Walter von Entferndt walter.von.entferndt at posteo.net
Thu Jan 14 17:44:51 UTC 2021


At Donnerstag, 14. Januar 2021, 13:00:00 CET, Konstantin Belousov wrote:
> The time_t type is signed, then the loop
>   for (time_t_max = 1; 0 < time_t_max; time_t_max *= 2)
>        continue;
> 
> intent is to get signed overflow, which is UB.  Modern compilers prefer to
> shoot into your foot instead of following common sense.
> 
The next line in the program is: time_t_max--;

The problem here is one of the most common in programming: to rely on an /
implicit assumption/ (e.g. how the compiler (or the CPU,...) handles some 
expression).  Obviously, the above loop condition (0 < time_t_max) is 
(mathematically) always true and thus can be optimized right away to an 
infinite loop.  Isn't that common sense, too?

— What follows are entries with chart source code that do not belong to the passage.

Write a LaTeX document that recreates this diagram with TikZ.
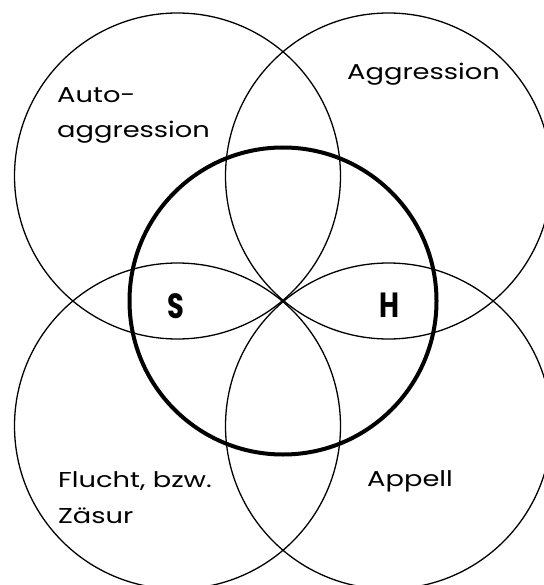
\documentclass[tikz,border=0pt]{standalone}
\usepackage{fontspec}
\setmainfont{Poppins}
\newcommand{\lblx}[1]{\scalebox{1.27}[1]{#1}}
\newcommand{\markx}[1]{\scalebox{0.78}[1]{#1}}
\tikzset{
  ring/.style={draw=black, line width=1.3pt},
  core/.style={draw=black, line width=4pt},
  lbl/.style={anchor=base west, inner sep=0pt, font=\fontsize{21.5}{24}\selectfont},
  hmark/.style={anchor=center, inner sep=0pt, font=\fontsize{35}{38}\selectfont\bfseries},
}
\begin{document}
\begin{tikzpicture}[x=1pt, y=-1pt]
\useasboundingbox (0,0) rectangle (543,585);
\draw[ring] (177.5,176) circle[radius=163];
\draw[ring] (388.5,176) circle[radius=163];
\draw[ring] (177.5,426) circle[radius=163];
\draw[ring] (388.5,426) circle[radius=163];
\draw[core] (283,301) circle[radius=153.5];
\node[lbl] (auto1) at (57,103) {\lblx{Auto-}};
\node[lbl] (auto2) at (57,138) {\lblx{aggression}};
\node[lbl] (aggr) at (347,79.5) {\lblx{Aggression}};
\node[lbl] (flucht1) at (58,487) {\lblx{Flucht, bzw.}};
\node[lbl] (flucht2) at (58,523) {\lblx{Zäsur}};
\node[lbl] (appell) at (367,486) {\lblx{Appell}};
\node[hmark] (s) at (176,306) {\markx{S}};
\node[hmark] (h) at (389,305) {\markx{H}};
\end{tikzpicture}
\end{document}
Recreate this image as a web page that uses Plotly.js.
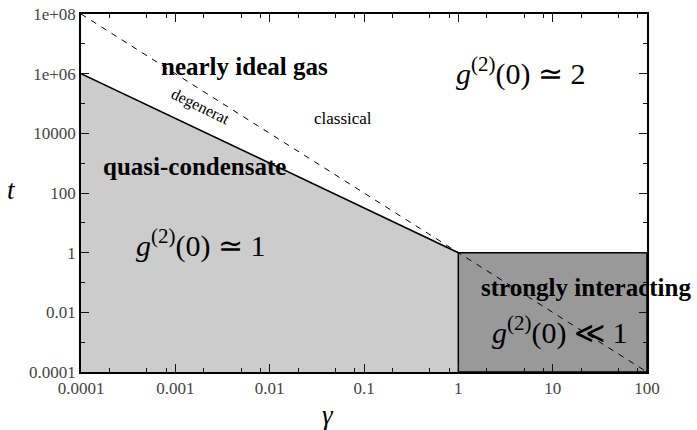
<!DOCTYPE html>
<html>
<head>
<meta charset="utf-8">
<script src="https://cdn.plot.ly/plotly-3.0.1.min.js"></script>
<style>html,body{margin:0;padding:0;background:#fff;}.c{width:697px;height:430px;float:left;}</style>
</head>
<body>
<div id="a" class="c"></div>
<script>
// Boundary data (gamma, t)
const quasiGamma = [1e-4, 1e-4, 1, 1];
const quasiT = [1e-4, 1e6, 1, 1e-4];
const strongGamma = [1, 100, 100, 1, 1];
const strongT = [1e-4, 1e-4, 1, 1, 1e-4];
const degenGamma = [1e-4, 1];
const degenT = [1e6, 1];
const classicalGamma = [1e-4, 100];
const classicalT = [1e8, 1e-4];

const xTickVals = [1e-4, 1e-3, 1e-2, 1e-1, 1, 10, 100];
const xTickText = ['0.0001', '0.001', '0.01', '0.1', '1', '10', '100'];
const yTickVals = [1e-4, 1e-2, 1, 100, 1e4, 1e6, 1e8];
const yTickText = ['0.0001', '0.01', '1', '100', '10000', '1e+06', '1e+08'];
const xMinorVals = [2e-4, 5e-4, 8e-4, 2e-3, 5e-3, 8e-3, 2e-2, 5e-2, 8e-2, 0.2, 0.5, 0.8, 2, 5, 8, 20, 50, 80];
const yMinorVals = [1e-3, 1e-1, 10, 1e3, 1e5, 1e7];

const traces = [
  {x: quasiGamma, y: quasiT, type: 'scatter', mode: 'lines', fill: 'toself', fillcolor: 'rgb(204,204,204)', line: {width: 0}},
  {x: strongGamma, y: strongT, type: 'scatter', mode: 'lines', fill: 'toself', fillcolor: 'rgb(153,153,153)', line: {color: 'black', width: 1.5}},
  {x: degenGamma, y: degenT, type: 'scatter', mode: 'lines', line: {color: 'black', width: 1.6}},
  {x: classicalGamma, y: classicalT, type: 'scatter', mode: 'lines', line: {color: 'black', width: 1, dash: '6px,6px'}}
];

function ax(range, tv, tt, mv) {
  return {type: 'log', range: range, tickmode: 'array', tickvals: tv, ticktext: tt,
    ticks: 'inside', ticklen: 8, tickwidth: 1.2, tickcolor: 'rgb(20,20,20)', showline: true, linecolor: 'black', linewidth: 1.5, mirror: 'ticks',
    showgrid: false, zeroline: false, tickfont: {family: 'Liberation Serif', size: 17},
    minor: {ticks: 'inside', ticklen: 4, tickcolor: 'rgb(20,20,20)', tickmode: 'array', tickvals: mv}};
}

const anns = [
  {text: '<b>nearly ideal gas</b>', x: 0.288, y: 0.852, s: 25},
  {text: 'degenerat', x: 0.212, y: 0.740, s: 16, a: 26},
  {text: 'classical', x: 0.463, y: 0.709, s: 17},
  {text: '<b>quasi-condensate</b>', x: 0.200, y: 0.575, s: 25},
  {text: '<i>g</i><sup>(2)</sup>(0) \u2243 2', x: 0.776, y: 0.838, s: 30},
  {text: '<i>g</i><sup>(2)</sup>(0) \u2243 1', x: 0.212, y: 0.358, s: 30},
  {text: '<b>strongly interacting</b>', x: 0.892, y: 0.237, s: 25},
  {text: '<i>g</i><sup>(2)</sup>(0) \u226A 1', x: 0.845, y: 0.115, s: 30},
  {text: '<i>t</i>', x: -0.122, y: 0.508, s: 27},
  {text: '<i>\u03B3</i>', x: 0.436, y: -0.120, s: 27}
];

const layout = {
  width: 697, height: 430, margin: {l: 81, r: 50, t: 14, b: 58}, showlegend: false,
  xaxis: ax([-4, 2], xTickVals, xTickText, xMinorVals),
  yaxis: ax([-4, 8], yTickVals, yTickText, yMinorVals),
  annotations: anns.map(a => ({text: a.text, x: a.x, y: a.y, xref: 'paper', yref: 'paper', showarrow: false,
    xanchor: 'center', yanchor: 'middle', textangle: a.a || 0, font: {family: 'Liberation Serif', size: a.s, color: 'black'}}))
};

Plotly.newPlot('a', traces, layout, {displayModeBar: false});
</script>
</body>
</html>
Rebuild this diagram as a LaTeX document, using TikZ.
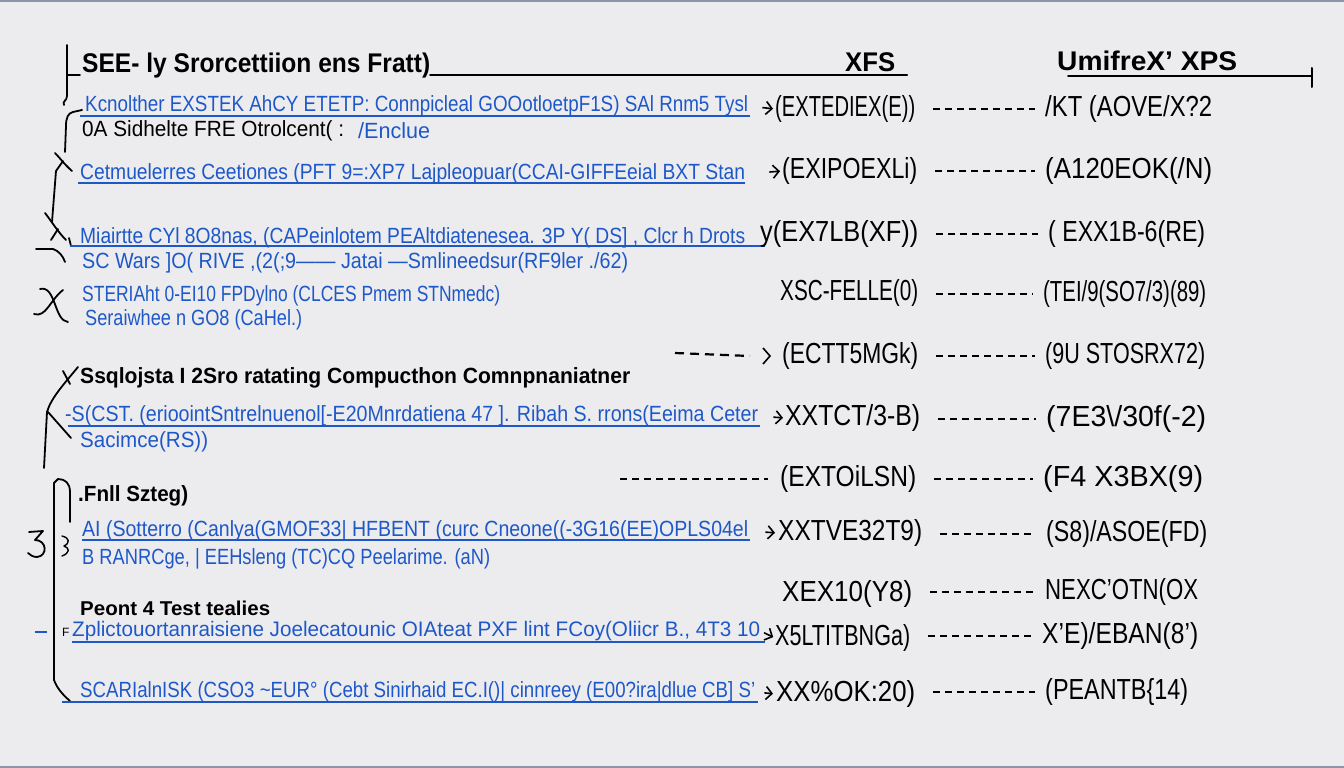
\documentclass[tikz,border=0pt]{standalone}
\usepackage{fontspec}
\setmainfont{Liberation Sans}
\usetikzlibrary{arrows.meta}
\definecolor{ublue}{RGB}{30,88,200}
\definecolor{bg}{RGB}{236,236,239}
\definecolor{edge}{RGB}{140,150,168}
\newcommand\fitw[2]{\resizebox{#1pt}{\height}{#2}}
\tikzset{
 bl/.style={anchor=west, inner sep=0pt, text=ublue, font=\fontsize{22}{24}\selectfont},
 bk/.style={anchor=west, inner sep=0pt, text=black, font=\fontsize{29}{31}\selectfont},
 hd/.style={anchor=west, inner sep=0pt, font=\bfseries\fontsize{27}{29}\selectfont},
 sh/.style={anchor=west, inner sep=0pt, font=\bfseries\fontsize{22}{24}\selectfont},
 ul/.style={draw=ublue, line width=1.8pt},
 dsh/.style={line width=2.2pt, dash pattern=on 7pt off 5pt},
 arr/.style={line width=1.6pt, -{Straight Barb[length=6pt,width=13pt]}},
 strk/.style={line width=1.8pt, line cap=round, line join=round},
}
\begin{document}
\begin{tikzpicture}[x=1pt,y=-1pt]
\fill[bg] (0,0) rectangle (1344,768);
\useasboundingbox (0,0) rectangle (1344,768);
\draw[edge, line width=2pt] (0,1) -- (1344,1);
\draw[edge, line width=2pt] (0,767) -- (1344,767);

% headers
\node[hd] (h1) at (82,66) {\fitw{348}{SEE- ly Srorcettiion ens Fratt)}};
\node[hd] (h2) at (845,62) {\fitw{50}{XFS}};
\node[hd] (h3) at (1057,61) {\fitw{180}{UmifreX' XPS}};
\draw[strk, line width=2pt] (430,75) -- (907,75);
\draw[strk, line width=2pt] (1068,76) -- (1312,76);
\draw[strk, line width=2pt] (1312,68) -- (1312,87);

% left decorations
\draw[strk] (67,45) -- (67,96) .. controls (67,101) and (62,101) .. (64,105);
\draw[strk] (67,75) -- (80,75);
\draw[strk] (82,110) -- (73,112) .. controls (68,113) and (66,118) .. (66,126) -- (65,152);
\draw[strk] (55,153) .. controls (60,158) and (64,164) .. (72,171);
\draw[strk] (63,161) -- (56,171);
\draw[strk] (56,171) -- (52,222);
\draw[strk] (45,213) .. controls (52,222) and (58,232) .. (66,240);
\draw[strk] (58,229) -- (51,240);
\draw[strk] (69,238) -- (71,246);
\draw[strk] (36,249) -- (53,249) .. controls (59,251) and (63,256) .. (65,262);
\draw[strk] (40,289) .. controls (56,285) and (54,321) .. (68,322);
\draw[strk] (63,290) .. controls (50,300) and (46,318) .. (34,314);
\draw[strk] (78,367) .. controls (64,384) and (51,398) .. (47,412) -- (44,468);
\draw[strk] (63,371) -- (70,384);
\draw[strk] (48,412) -- (71,438);
\draw[strk] (70,522) -- (70,492) .. controls (70,483) and (65,479) .. (58,479) -- (54,483) -- (54,680) .. controls (57,688) and (62,694) .. (70,701);
\draw[strk] (29,532) -- (43,531) -- (35,540) .. controls (47,540) and (48,556) .. (37,557) .. controls (33,557) and (30,555) .. (28,553);
\draw[strk, line width=1.4pt] (62,536) .. controls (70,538) and (70,543) .. (64,546) .. controls (70,548) and (70,553) .. (62,556);
\draw[ublue, line width=2.5pt] (35,632) -- (47,632);

% row 1
\node[bl] (b1) at (85,106) {\fitw{663}{Kcnolther EXSTEK AhCY ETETP: Connpicleal GOOotloetpF1S) SAl Rnm5 Tysl}};
\draw[ul] (80,116) -- (750,116);
\node[bl, text=black] (b1b) at (82,131) {\fitw{262}{0A Sidhelte FRE Otrolcent( :}};
\node[bl] (b1c) at (358,131) {\fitw{72}{/Enclue}};
\node[bk] (m1) at (775,109) {\fitw{140}{(EXTEDIEX(E))}};
\node[bk] (r1) at (1045,109) {\fitw{167}{/KT (AOVE/X?2}};

% row 2
\node[bl] (b2) at (80,174) {\fitw{665}{Cetmuelerres Ceetiones (PFT 9=:XP7 Lajpleopuar(CCAI-GIFFEeial BXT Stan}};
\draw[ul] (78,183) -- (745,183);
\node[bk] (m2) at (782,171) {\fitw{135}{(EXIPOEXLi)}};
\node[bk] (r2) at (1045,171) {\fitw{167}{(A120EOK(/N)}};

% row 3
\node[bl] (b3) at (80,238) {\fitw{665}{Miairtte CYl 8O8nas, (CAPeinlotem PEAltdiatenesea. 3P Y( DS] , Clcr h Drots}};
\draw[ul] (70,246) -- (765,246);
\node[bl] (b3b) at (82,263) {\fitw{546}{SC Wars ]O( RIVE ,(2(;9—— Jatai —Smlineedsur(RF9ler ./62)}};
\node[bk] (m3) at (760,234) {\fitw{158}{y(EX7LB(XF))}};
\node[bk] (r3) at (1048,234) {\fitw{157}{( EXX1B-6(RE)}};

% row 4
\node[bl] (b4) at (82,296) {\fitw{418}{STERIAht 0-EI10 FPDylno (CLCES Pmem STNmedc)}};
\node[bl] (b4b) at (85,320) {\fitw{217}{Seraiwhee n GO8 (CaHel.)}};
\node[bk] (m4) at (780,293) {\fitw{138}{XSC-FELLE(0)}};
\node[bk] (r4) at (1043,294) {\fitw{163}{(TEI/9(SO7/3)(89)}};

% row 5
\coordinate (c5) at (675,353);
\node[bk] (m5) at (782,356) {\fitw{136}{(ECTT5MGk)}};
\node[bk] (r5) at (1045,356) {\fitw{160}{(9U STOSRX72)}};
\node[sh] (s1) at (80,378) {\fitw{550}{Ssqlojsta I 2Sro ratating Compucthon Comnpnaniatner}};

% row 6
\node[bl] (b6) at (65,416) {\fitw{693}{-S(CST. (erioointSntrelnuenol[-E20Mnrdatiena 47 ]. Ribah S. rrons(Eeima Ceter}};
\draw[ul] (68,426) -- (760,426);
\node[bl] (b6b) at (80,442) {\fitw{128}{Sacimce(RS))}};
\node[bk] (m6) at (785,418) {\fitw{135}{XXTCT/3-B)}};
\node[bk] (r6) at (1046,419) {\fitw{160}{(7E3\textbackslash/30f(-2)}};

% row 7
\coordinate (c7) at (620,479);
\node[bk] (m7) at (780,479) {\fitw{136}{(EXTOiLSN)}};
\node[bk] (r7) at (1043,479) {\fitw{160}{(F4 X3BX(9)}};
\node[sh] (s2) at (78,496) {\fitw{110}{.Fnll Szteg)}};

% row 8
\node[bl] (b8) at (82,531) {\fitw{666}{AI (Sotterro (Canlya(GMOF33| HFBENT (curc Cneone((-3G16(EE)OPLS04el}};
\draw[ul] (82,540) -- (750,540);
\node[bl] (b8b) at (82,559) {\fitw{408}{B RANRCge, | EEHsleng (TC)CQ Peelarime. (aN)}};
\node[bk] (m8) at (778,533) {\fitw{144}{XXTVE32T9)}};
\node[bk] (r8) at (1046,534) {\fitw{161}{(S8)/ASOE(FD)}};

% row 9
\node[bk] (m9) at (782,594) {\fitw{130}{XEX10(Y8)}};
\node[bk] (r9) at (1045,592) {\fitw{153}{NEXC'OTN(OX}};
\node[sh, font=\bfseries\fontsize{20}{22}\selectfont] (s3) at (80,608) {\fitw{190}{Peont 4 Test tealies}};

% row 10
\node[anchor=west, inner sep=0pt, font=\fontsize{12}{12}\selectfont] (f10) at (62,632) {F};
\node[bl, font=\fontsize{21}{23}\selectfont] (b10) at (72,631) {\fitw{688}{Zplictouortanraisiene Joelecatounic OIAteat PXF lint FCoy(Oliicr B., 4T3 10}};
\draw[ul] (72,642) -- (765,642);
\node[bk] (m10) at (775,638) {\fitw{135}{X5LTITBNGa)}};
\node[bk] (r10) at (1042,636) {\fitw{156}{X'E)/EBAN(8')}};

% row 11
\node[bl] (b11) at (80,692) {\fitw{675}{SCARIalnISK (CSO3 \textasciitilde EUR° (Cebt Sinirhaid EC.I()| cinnreey (E00?ira|dlue CB] S'}};
\draw[ul] (62,702) -- (758,702);
\node[bk] (m11) at (776,694) {\fitw{139}{XX\%OK:20)}};
\node[bk] (r11) at (1045,692) {\fitw{143}{(PEANTB\{14)}};

% connectors blue -> middle
\draw[arr, shorten <=14pt, shorten >=2pt] (b1.east) -- (m1.west);
\draw[arr, shorten <=24pt, shorten >=2pt] (b2.east) -- (m2.west);
\draw[arr, shorten <=15pt, shorten >=2pt] (b6.east) -- (m6.west);
\draw[arr, shorten <=17pt, shorten >=3pt] (b8.east) -- (m8.west);
\draw[arr, shorten <=4pt, shorten >=2pt] (b10.east) -- (m10.west);
\draw[arr, shorten <=9pt, shorten >=3pt] (b11.east) -- (m11.west);
\draw[line width=2.2pt, dash pattern=on 9pt off 6pt] (c5) -- ([xshift=-32pt]m5.west);
\draw[line width=1.6pt] ([xshift=-19pt,yshift=-8pt]m5.west) -- ([xshift=-12pt]m5.west) -- ([xshift=-19pt,yshift=8pt]m5.west);
\draw[dsh] (c7) -- ([xshift=-12pt]m7.west);

% connectors middle -> right
\foreach \i in {1,...,11}{
  \draw[dsh] ([xshift=18pt]m\i.east |- r\i.west) -- ([xshift=-10pt]r\i.west);
}
\end{tikzpicture}
\end{document}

How should the compiler (or the 
CPU) know that this was /not/ intended?

> Workaround is to add -fwrapv compiler switch. 
>
And the correct solution is: Do not rely on implicit assumptions.  Instead, 
write down /explicitely/ what you intend to do or get as result.  If that's 
not possible (or too complicated), at least add a comment explaining your 
intention.

Since the behaviour on signed overflow is undefined in C, the above statement 
must be rewritten completely.  For the case above, it's obvious (also from the 
name of the variable) that the author wants to have time_t_max  = the largest 
possible positive number of type time_t (all bits 1 except the sign bit).  OK, 
then write that instead:

[add	#include <stdlib.h>]
add	#include <limits.h>
change	static time_t time_t_max;
to	static const time_t time_t_max = LONG_MAX;
[because time_t equals long int]
del	for (time_t_max = 1; 0 < time_t_max; time_t_max *= 2)
del		continue;
del	time_t_max--;

You may also
add	#include <stdio.h>
add	printf ("time_t_max = %ld\n", time_t_max);

in main() to verify that's giving you what you want.
-- 
=|o)	"Stell' Dir vor es geht und keiner kriegt's hin." (Wolfgang Neuss)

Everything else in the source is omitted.